In the world of today and tomorrow, it is better if you are an engineer who has knowledge in terms of productivity towards endless possibilities, but if you are not so blessed remember that these engineers have made your life safe, healthy and progressive. Don’t worry, all human relations will be governed through contracts of free and equal individuals protected by law. If you have a problem you can sue, and there will be plenty of technocratic individuals (i.e., contemporary lawyers) there to take up your case. You may be stupid (or at least behind the curve of tehno-history) but you have rights too.
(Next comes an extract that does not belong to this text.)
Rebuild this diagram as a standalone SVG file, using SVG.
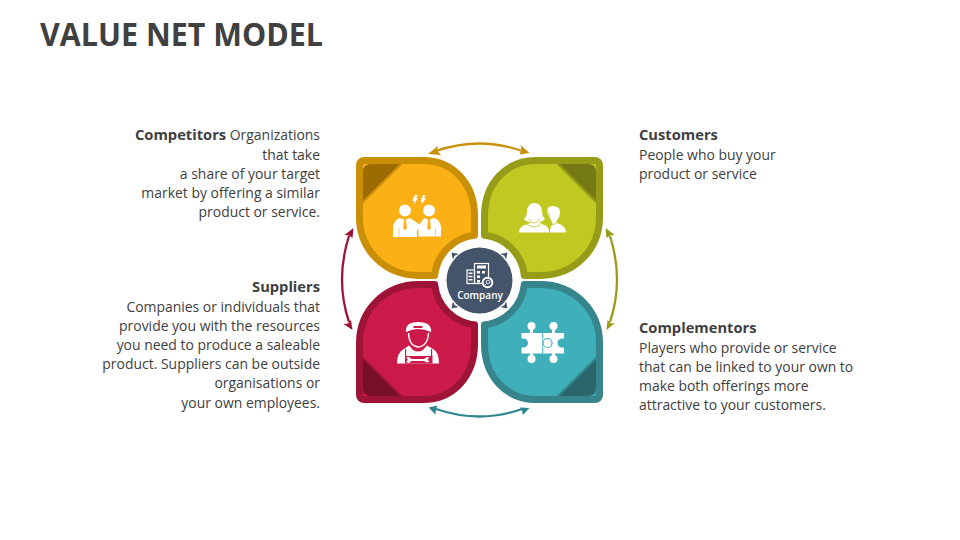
<svg xmlns="http://www.w3.org/2000/svg" width="960" height="540" viewBox="0 0 960 540">
<style>
text{font-family:"Open Sans","Liberation Sans",sans-serif;fill:#404040;font-size:13.950px}
.b{font-weight:700;font-size:14.700px}
.r{text-anchor:end}
.c{fill:none;stroke-width:2.300}
.ic{fill:#fff}
</style>
<defs>
<path id="leaf" d="M364 160.500H423C453 160.500 474.500 184 474.500 216V235.300A45 45 0 0 0 434.700 275.500H419C385 275.500 359.500 250 359.500 217V165A4.500 4.500 0 0 1 364 160.500Z" stroke-width="7" stroke-linejoin="round"/>
<path id="fold" d="M400 164H371Q363 164 363 172V201Z"/>
<path id="ar" d="M0 0L6 -4L4.500 0L6 4Z" fill="#44546a"/>
</defs>
<text x="40" y="46" textLength="283" lengthAdjust="spacingAndGlyphs" style="font-size:32px;font-weight:700;fill:#404040">VALUE NET MODEL</text>
<g id="connectors">
<path class="c" stroke="#c98f07" d="M436 151Q480 136 522 151"/><path fill="#c98f07" d="M428 154L438 146L437 150.500L441 155ZM529.500 153L520.500 145L521.500 150L519.500 154.500Z"/>
<path class="c" stroke="#2f8790" d="M436 409Q480 424 522 409"/><path fill="#2f8790" d="M428.500 407.500L437.500 405.500L436 409.500L435.500 414.500ZM529.500 408L520 407.500L522 411L523 415Z"/>
<path class="c" stroke="#9e1437" d="M349 236Q335 280 349 322"/><path fill="#9e1437" d="M353.500 228L344.500 235L349 235.500L352.500 238ZM352.500 330L343.500 324L348 323.500L351 320Z"/>
<path class="c" stroke="#979c18" d="M610 236Q624 280 610 322"/><path fill="#979c18" d="M605.500 228L614.500 235L610 235.500L606.500 238ZM606.500 330L615 323L611 323.500L607.500 320Z"/>
</g>
<g id="competitors">
<use href="#leaf" fill="#fbb116" stroke="#c98f07"/><use href="#fold" fill="#9c6c00"/>
<path d="M401.500 163.500L362.500 202.500" stroke="#c98f07" stroke-width="2"/>
<g class="ic"><circle cx="405" cy="210.500" r="6"/><circle cx="429" cy="210.500" r="6"/>
<path d="M393 237V227Q394 220 400 218L405 220L410 218L424 227.500L421.500 231.500L417 229V237Z"/>
<path d="M418.500 236.500V226L424 218L429 220L434 218Q440 220 441 227V236.500Z"/>
<path d="M413 199L415 195H418L416 198H418L413.500 205L414.500 201H412ZM421 200L423 195H425.500L424 198H426L421.500 205L422.500 202H420.500Z"/></g>
<path d="M404.300 220h1.400l.8 8l-1.500 2l-1.500-2zM428.300 220h1.400l.8 8l-1.500 2l-1.500-2zM399 228V237M435.500 228V237" fill="#fbb116" stroke="#fbb116" stroke-width=".6"/>
</g>
<g id="customers">
<g transform="matrix(-1 0 0 1 959 0)">
<use href="#leaf" fill="#c1c821" stroke="#979c18"/><use href="#fold" fill="#757a14"/>
<path d="M401.500 163.500L362.500 202.500" stroke="#979c18" stroke-width="2"/>
</g>
<g class="ic">
<path d="M519 232.500Q519 226 527 224.500L531 222.500Q525 221 524 219Q527 216 527 211Q528 203 534 203Q541 203 542 211Q542 216 545 219Q543 221 539 222.500L543 224.500Q549 226 549 232.500Z"/>
<path d="M550 232.500Q550 226 553 224.500L551 220Q547 214 547.500 211Q547 206 553 206Q560 206 560 212Q560 217 557 220L556 223Q566 225 566 232.500Z"/>
</g>
<path d="M529 219Q534 227 540 219M527 224.500Q534 229 541 224.500M549 212V222Q553 227 557 222" fill="none" stroke="#c1c821" stroke-width=".8"/>
</g>
<g id="suppliers">
<g transform="matrix(1 0 0 -1 0 560)">
<use href="#leaf" fill="#cc1b4b" stroke="#9e1437"/><use href="#fold" fill="#780e2a"/>
<path d="M401.500 163.500L362.500 202.500" stroke="#9e1437" stroke-width="2"/>
</g>
<g class="ic">
<path d="M406 332Q405 322 418 322Q432 322 431 332Q418 326 406 332Z"/>
<path d="M397 363.500Q397 352 404 349L409 345.500L413 350Q418 353 423 350L427 345.500L433 349Q439 352 439 363.500Z"/>
</g>
<path d="M408.500 333Q409 346 418 347Q428 346 428.500 333" fill="none" stroke="#fff" stroke-width="1.400"/>
<path d="M413.500 326h9v2h-9zM405 349h1.200v8h-1.200zM431 349h1.200v8h-1.200z" fill="#cc1b4b"/>
<path d="M405 356H432.500V363.500H405Z" fill="#cc1b4b"/>
<path d="M406 357.500L409 357L411.500 359H424L427 357L429.500 357.500L427.500 359.500L429.500 361.500L427 362.500L424 361H411.500L409 363L406 362L408 359.800Z" fill="#fff"/>
</g>
<g id="complementors">
<g transform="matrix(-1 0 0 -1 959 560)">
<use href="#leaf" fill="#3fafba" stroke="#37858c"/><use href="#fold" fill="#2a666c"/>
<path d="M401.500 163.500L362.500 202.500" stroke="#37858c" stroke-width="2"/>
</g>
<g class="ic">
<rect x="521.500" y="333" width="21" height="20.500"/><rect x="543" y="333" width="21" height="20.500"/>
<circle cx="531.500" cy="326" r="4"/><rect x="530" y="328" width="3" height="6"/>
<circle cx="531.500" cy="359" r="4"/><rect x="530" y="352" width="3" height="6"/>
<circle cx="553.500" cy="326" r="4"/><rect x="552" y="328" width="3" height="6"/>
<circle cx="553.500" cy="359" r="4"/><rect x="552" y="352" width="3" height="6"/>
</g>
<path d="M520.500 338.500h3a4.500 4.500 0 0 1 0 9h-3zM565 338.500h-3a4.500 4.500 0 0 0 0 9h3z" fill="#3fafba"/>
<circle cx="547.500" cy="343" r="4.500" fill="#fff" stroke="#3fafba" stroke-width="1.200"/>
<path d="M542.800 333V339M542.800 347V353.500" stroke="#3fafba" stroke-width=".8"/>
</g>
<g id="company">
<circle cx="479.500" cy="280.500" r="41" fill="#fff"/>
<circle cx="479.500" cy="280.500" r="33" fill="#44546a"/>
<use href="#ar" transform="translate(451.500 252.500) rotate(45)"/><use href="#ar" transform="translate(507.500 252.500) rotate(135)"/>
<use href="#ar" transform="translate(451.500 308.500) rotate(-45)"/><use href="#ar" transform="translate(507.500 308.500) rotate(-135)"/>
<g fill="none" stroke="#fff" stroke-width="1.200"><rect x="467" y="270" width="7.500" height="13.500"/><rect x="474.500" y="263.500" width="14" height="20"/></g>
<path fill="#fff" d="M477 265.500h9v3h-9zM468.500 272.500h4v1.400h-4zM468.500 275.800h4v1.400h-4zM468.500 279h4v1.400h-4zM477 271h3v2.500h-3zM482 271h3v2.500h-3zM477 275.500h3v2.500h-3zM477 280h3v2.500h-3z"/>
<circle cx="487.500" cy="282.500" r="5.800" fill="#fff"/><circle cx="487.500" cy="282.500" r="3.800" fill="#44546a"/>
<circle cx="488" cy="282" r="1.800" fill="none" stroke="#fff" stroke-width=".8"/><path d="M486.700 283.300L485 285" stroke="#fff" stroke-width=".9"/>
<text x="480" y="299" text-anchor="middle" style="fill:#fff;font-size:10px;font-weight:600">Company</text>
</g>
<g id="label-competitors"><text class="r" x="320" y="140"><tspan class="b">Competitors</tspan> Organizations</text><text class="r" x="320" y="160">that take</text><text class="r" x="320" y="179">a share of your target</text><text class="r" x="320" y="198">market by offering a similar</text><text class="r" x="320" y="217">product or service.</text></g>
<g id="label-suppliers"><text class="r b" x="320" y="292">Suppliers</text><text class="r" x="320" y="312">Companies or individuals that</text><text class="r" x="320" y="331">provide you with the resources</text><text class="r" x="320" y="350">you need to produce a saleable</text><text class="r" x="320" y="369">product. Suppliers can be outside</text><text class="r" x="320" y="388">organisations or</text><text class="r" x="320" y="408">your own employees.</text></g>
<g id="label-customers"><text class="b" x="639" y="140">Customers</text><text x="639" y="160">People who buy your</text><text x="639" y="179">product or service</text></g>
<g id="label-complementors"><text class="b" x="639" y="333">Complementors</text><text x="639" y="353">Players who provide or service</text><text x="639" y="372">that can be linked to your own to</text><text x="639" y="391">make both offerings more</text><text x="639" y="410">attractive to your customers.</text></g>
</svg>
Meanwhile, people die. These dying people still care about sports—even college sports. They may be stupid in their concern, but the immense amounts of money that college sports generate for the apparatus of colleges and universities gives prestige to such important things that the tenured genii of the future provide for humanity. Or at least that is what I saw on the commercial advertising the greatness of any given particular school during the typical televised football game. The TV ads showed multicultural pictures of scientists dressed in lab coats and safety glasses.

All this reminds me of Pascal’s observation regarding the dress that the nobility must don in order to maintain their authority—their nobility is secure in their purple and ermine, i.e., sterile white lab coats with beakers in the laboratory background. But you will contest that this is all done for the children, and indeed the TV ads show the children too. I could make a bad joke about Penn State, but I will refrain from making a remark that all this nonsense deserves.

But I am a product of all his “higher education” nonsense, and as a teacher I am pressured to perpetuate it. I’m wrapped around its finger like the Super Bowl rings that college football coaches and players hope to achieve as they piggy back on colleges and universities—which serve as publicly and privately funded farms for a multi million dollar monopoly called the NFL and all its co-conspirators like the networks and the media.